"The amount of the country`s forex reserves has unexpectedly reached US$91 billion, exceeding that of last year which stood at US$66 billion, and this provides confidence for the monetary authorities in the face of possible sudden reversal to the capital inflow," BI Deputy Governor Budi Mulya said.
He said that BI and the government would do their best to optimize the benefit of foreign capital inflow because it would provide efficiency for manufacturing industry and investment activities.
"Inflow generates declining yields in stocks and loans markets. If this happens, its borrowing costs would go down so that incentives for business financing and investment activities would increase because funding cost would also go down," he said.
For a monetary authority like BI, with the application of a precise policy, foreign capital inflow would help keep inflation at a controllable level and make the rupiah`s appreciation value more competitive than those of other Asean countries` currencies.
"The capital inflow will strengthen expectation regarding inflation and it would provide positive contribution. We see that the capital inflow would not disturb competitiveness because our competitor countries also experience the same thing.

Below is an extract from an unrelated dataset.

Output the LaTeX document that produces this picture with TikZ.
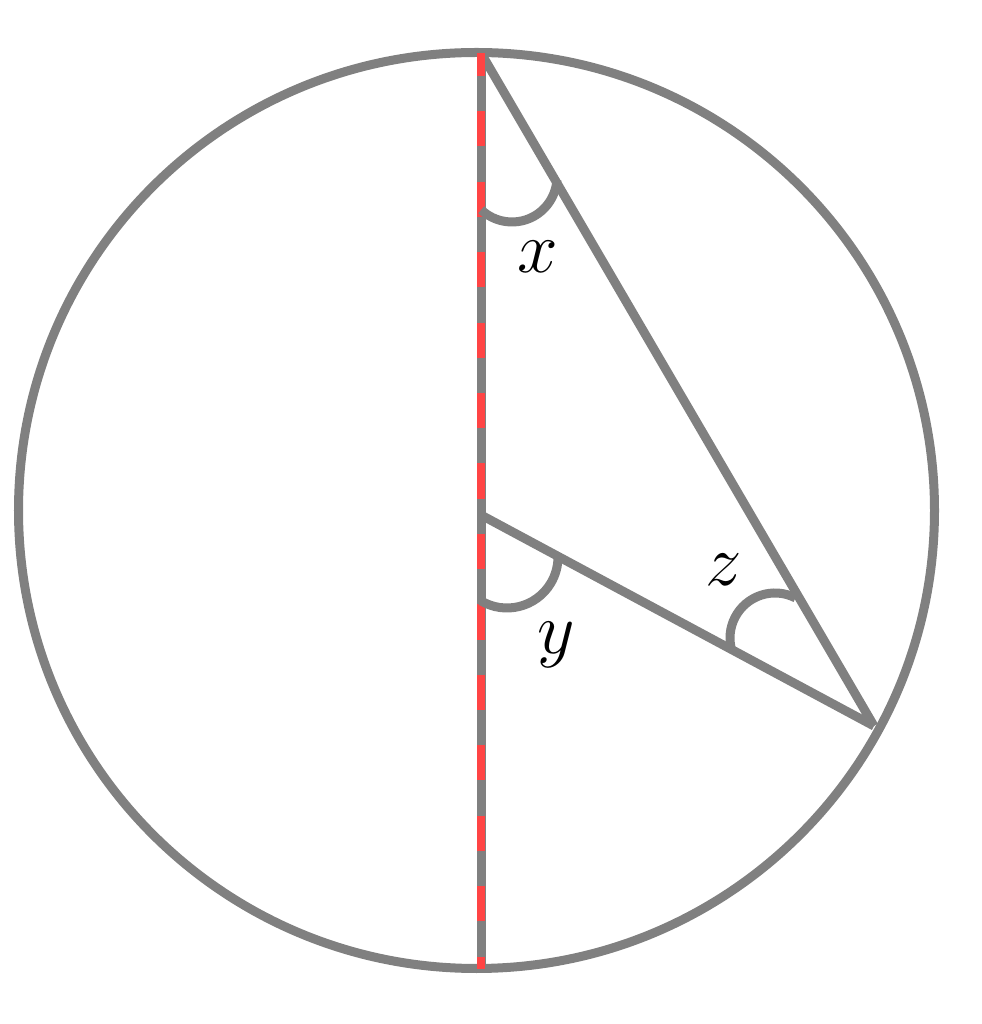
\documentclass[tikz,border=0pt]{standalone}
\definecolor{linegray}{RGB}{128,128,128}
\definecolor{dashred}{RGB}{255,68,68}
\begin{document}
\begin{tikzpicture}[x=0.01cm,y=0.01cm,
    edge/.style={draw=linegray,line width=0.09cm},
    redline/.style={draw=dashred,line width=0.08cm,dash pattern=on 0.352cm off 0.352cm,dash phase=0.122cm},
    anglemark/.style={draw=linegray,line width=0.09cm},
    anglelabel/.style={font=\fontsize{20}{20}\selectfont,inner sep=0pt}]
  \useasboundingbox (0,0) rectangle (982,1024);
  \coordinate (C) at (476.5,513.5);
  \coordinate (T) at (481,971);
  \coordinate (B) at (481,55);
  \coordinate (O) at (481,509);
  \coordinate (P) at (874,298);
  \coordinate (ax) at (512,847);
  \coordinate (ay) at (507,467);
  \coordinate (az) at (775,386);
  \draw[edge] (C) circle[radius=458];
  \begin{scope}[edge]
    \draw (T) -- (B);
    \draw (T) -- (P);
    \draw (O) -- (P);
  \end{scope}
  \draw[redline] (T) -- (B);
  \draw[anglemark] ([shift={(226.8:45)}]ax) arc[start angle=226.8,end angle=356.2,radius=45];
  \draw[anglemark] ([shift={(238.8:51)}]ay) arc[start angle=238.8,end angle=361.1,radius=51];
  \draw[anglemark] ([shift={(63:45)}]az) arc[start angle=63,end angle=196,radius=45];
  \node[anglelabel] (lx) at (538,767) {$x$};
  \node[anglelabel] (ly) at (556,379) {$y$};
  \node[anglelabel] (lz) at (724,454) {$z$};
\end{tikzpicture}
\end{document}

If we calculate the level of rupiah appreciation, it would not be the same as that of other countries," he said.
He expressed hope that investment of capital inflow in state bonds or in stocks market would provide positive impact on the real sector, not merely parked for the time being in the money market.
"We hope these funds would later be invested in real markets such as in the foreign capital investment (PMA) projects, after all, realization in 2010 seems to be far higher than that in 2009," he added.